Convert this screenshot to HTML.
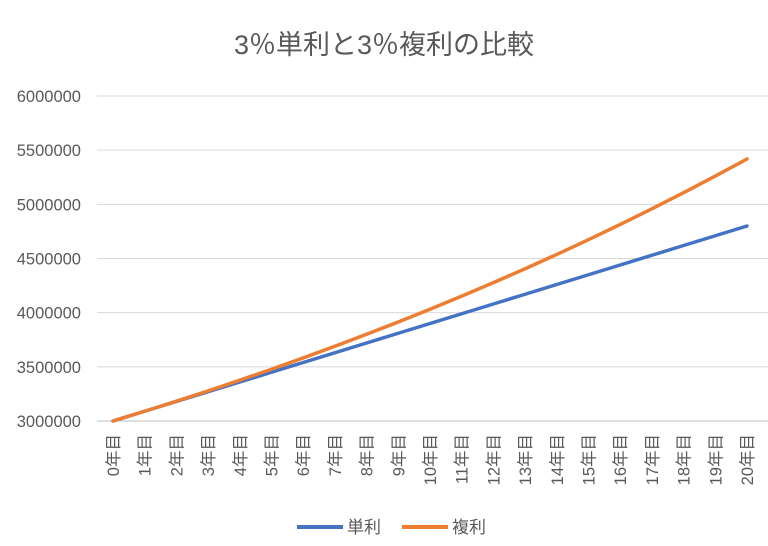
<!DOCTYPE html>
<html><head><meta charset="utf-8"><style>
body{margin:0;background:#fff;}
svg{display:block;font-family:"Liberation Sans","Noto Sans CJK JP",sans-serif;}
</style></head><body>
<svg id="chart" width="768" height="546" viewBox="0 0 768 546">
<text x="384" y="54" text-anchor="middle" font-size="27" fill="#595959">3％単利と3％複利の比較</text>
<g id="grid"></g><g id="xlabels"></g><g id="series"></g>
<g>
<line x1="297" y1="527" x2="343" y2="527" stroke="#4472C4" stroke-width="4"/>
<text x="347" y="533" font-size="17" fill="#595959">単利</text>
<line x1="402" y1="527" x2="448" y2="527" stroke="#ED7D31" stroke-width="4"/>
<text x="452" y="533" font-size="17" fill="#595959">複利</text>
</g>
</svg>
<script>
const categories=["0年目","1年目","2年目","3年目","4年目","5年目","6年目","7年目","8年目","9年目","10年目","11年目","12年目","13年目","14年目","15年目","16年目","17年目","18年目","19年目","20年目"];
const simpleValues=[3000000,3090000,3180000,3270000,3360000,3450000,3540000,3630000,3720000,3810000,3900000,3990000,4080000,4170000,4260000,4350000,4440000,4530000,4620000,4710000,4800000];
const compoundValues=[3000000,3090000,3182700,3278181,3376526,3477822,3582157,3689622,3800310,3914320,4031749,4152702,4277283,4405601,4537769,4673902,4814119,4958543,5107299,5260518,5418334];
const yTicks=[3000000,3500000,4000000,4500000,5000000,5500000,6000000];
const NS="http://www.w3.org/2000/svg";
const yMin=3000000,yMax=6000000,yTop=96,yBot=421;
const x0=113,x1=747;
function y(v){return yBot-(v-yMin)/(yMax-yMin)*(yBot-yTop);}
function x(i){return x0+i*(x1-x0)/(categories.length-1);}
const grid=document.getElementById('grid');
yTicks.forEach((t,i)=>{
const l=document.createElementNS(NS,'line');
l.setAttribute('x1',97);l.setAttribute('x2',768);l.setAttribute('y1',y(t));l.setAttribute('y2',y(t));
l.setAttribute('stroke',i==0?'#bfbfbf':'#d9d9d9');l.setAttribute('stroke-width',1);


grid.appendChild(l);
const tx=document.createElementNS(NS,'text');
tx.setAttribute('x',81);tx.setAttribute('y',y(t)+6);tx.setAttribute('text-anchor','end');
tx.setAttribute('font-size','16.5');tx.setAttribute('fill','#595959');tx.textContent=t;


grid.appendChild(tx);
});
const xl=document.getElementById('xlabels');
categories.forEach((c,i)=>{
const tx=document.createElementNS(NS,'text');
tx.setAttribute('transform','translate('+(x(i)+6)+',434) rotate(-90)');
tx.setAttribute('text-anchor','end');tx.setAttribute('font-size','16.5');tx.setAttribute('fill','#595959');
tx.textContent=c;


xl.appendChild(tx);
});
const sg=document.getElementById('series');
[[simpleValues,'#4472C4','series-simple'],[compoundValues,'#ED7D31','series-compound']].forEach(s=>{
const p=document.createElementNS(NS,'polyline');
p.setAttribute('points',s[0].map((v,i)=>x(i)+','+y(v)).join(' '));
p.setAttribute('fill','none');p.setAttribute('stroke',s[1]);p.setAttribute('stroke-width',3.5);
p.setAttribute('stroke-linejoin','round');p.setAttribute('stroke-linecap','round');


sg.appendChild(p);
});
</script>
</body></html>
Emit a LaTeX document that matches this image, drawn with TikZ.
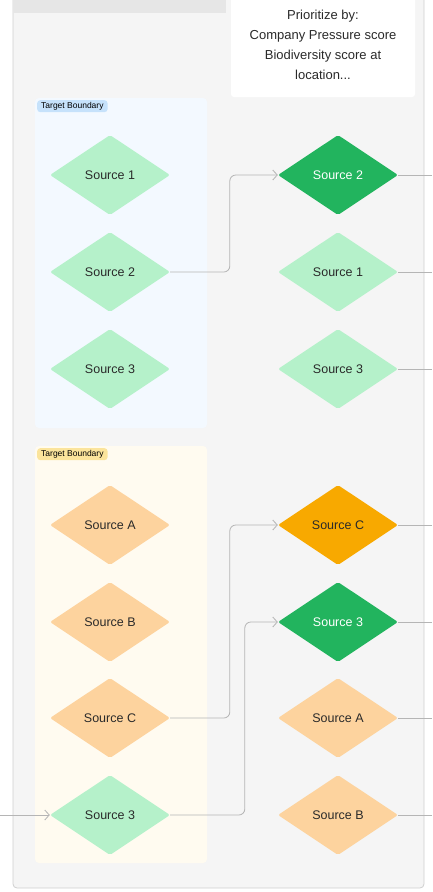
++++++++
### Written task
Transcribe the listing above verbatim. Omit the pictures.

### Task output
Convert this screenshot to HTML.
<!DOCTYPE html>
<html><head><meta charset="utf-8"><style>
body{margin:0;background:#fff;}
svg{display:block;font-family:"Liberation Sans","Noto Sans CJK JP",sans-serif;}
</style></head><body>
<svg id="chart" width="768" height="546" viewBox="0 0 768 546">
<text x="384" y="54" text-anchor="middle" font-size="27" fill="#595959">3％単利と3％複利の比較</text>
<g id="grid"></g><g id="xlabels"></g><g id="series"></g>
<g>
<line x1="297" y1="527" x2="343" y2="527" stroke="#4472C4" stroke-width="4"/>
<text x="347" y="533" font-size="17" fill="#595959">単利</text>
<line x1="402" y1="527" x2="448" y2="527" stroke="#ED7D31" stroke-width="4"/>
<text x="452" y="533" font-size="17" fill="#595959">複利</text>
</g>
</svg>
<script>
const categories=["0年目","1年目","2年目","3年目","4年目","5年目","6年目","7年目","8年目","9年目","10年目","11年目","12年目","13年目","14年目","15年目","16年目","17年目","18年目","19年目","20年目"];
const simpleValues=[3000000,3090000,3180000,3270000,3360000,3450000,3540000,3630000,3720000,3810000,3900000,3990000,4080000,4170000,4260000,4350000,4440000,4530000,4620000,4710000,4800000];
const compoundValues=[3000000,3090000,3182700,3278181,3376526,3477822,3582157,3689622,3800310,3914320,4031749,4152702,4277283,4405601,4537769,4673902,4814119,4958543,5107299,5260518,5418334];
const yTicks=[3000000,3500000,4000000,4500000,5000000,5500000,6000000];
const NS="http://www.w3.org/2000/svg";
const yMin=3000000,yMax=6000000,yTop=96,yBot=421;
const x0=113,x1=747;
function y(v){return yBot-(v-yMin)/(yMax-yMin)*(yBot-yTop);}
function x(i){return x0+i*(x1-x0)/(categories.length-1);}
const grid=document.getElementById('grid');
yTicks.forEach((t,i)=>{
const l=document.createElementNS(NS,'line');
l.setAttribute('x1',97);l.setAttribute('x2',768);l.setAttribute('y1',y(t));l.setAttribute('y2',y(t));
l.setAttribute('stroke',i==0?'#bfbfbf':'#d9d9d9');l.setAttribute('stroke-width',1);


grid.appendChild(l);
const tx=document.createElementNS(NS,'text');
tx.setAttribute('x',81);tx.setAttribute('y',y(t)+6);tx.setAttribute('text-anchor','end');
tx.setAttribute('font-size','16.5');tx.setAttribute('fill','#595959');tx.textContent=t;


grid.appendChild(tx);
});
const xl=document.getElementById('xlabels');
categories.forEach((c,i)=>{
const tx=document.createElementNS(NS,'text');
tx.setAttribute('transform','translate('+(x(i)+6)+',434) rotate(-90)');
tx.setAttribute('text-anchor','end');tx.setAttribute('font-size','16.5');tx.setAttribute('fill','#595959');
tx.textContent=c;


xl.appendChild(tx);
});
const sg=document.getElementById('series');
[[simpleValues,'#4472C4','series-simple'],[compoundValues,'#ED7D31','series-compound']].forEach(s=>{
const p=document.createElementNS(NS,'polyline');
p.setAttribute('points',s[0].map((v,i)=>x(i)+','+y(v)).join(' '));
p.setAttribute('fill','none');p.setAttribute('stroke',s[1]);p.setAttribute('stroke-width',3.5);
p.setAttribute('stroke-linejoin','round');p.setAttribute('stroke-linecap','round');


sg.appendChild(p);
});
</script>
</body></html>
Emit a LaTeX document that matches this image, drawn with TikZ.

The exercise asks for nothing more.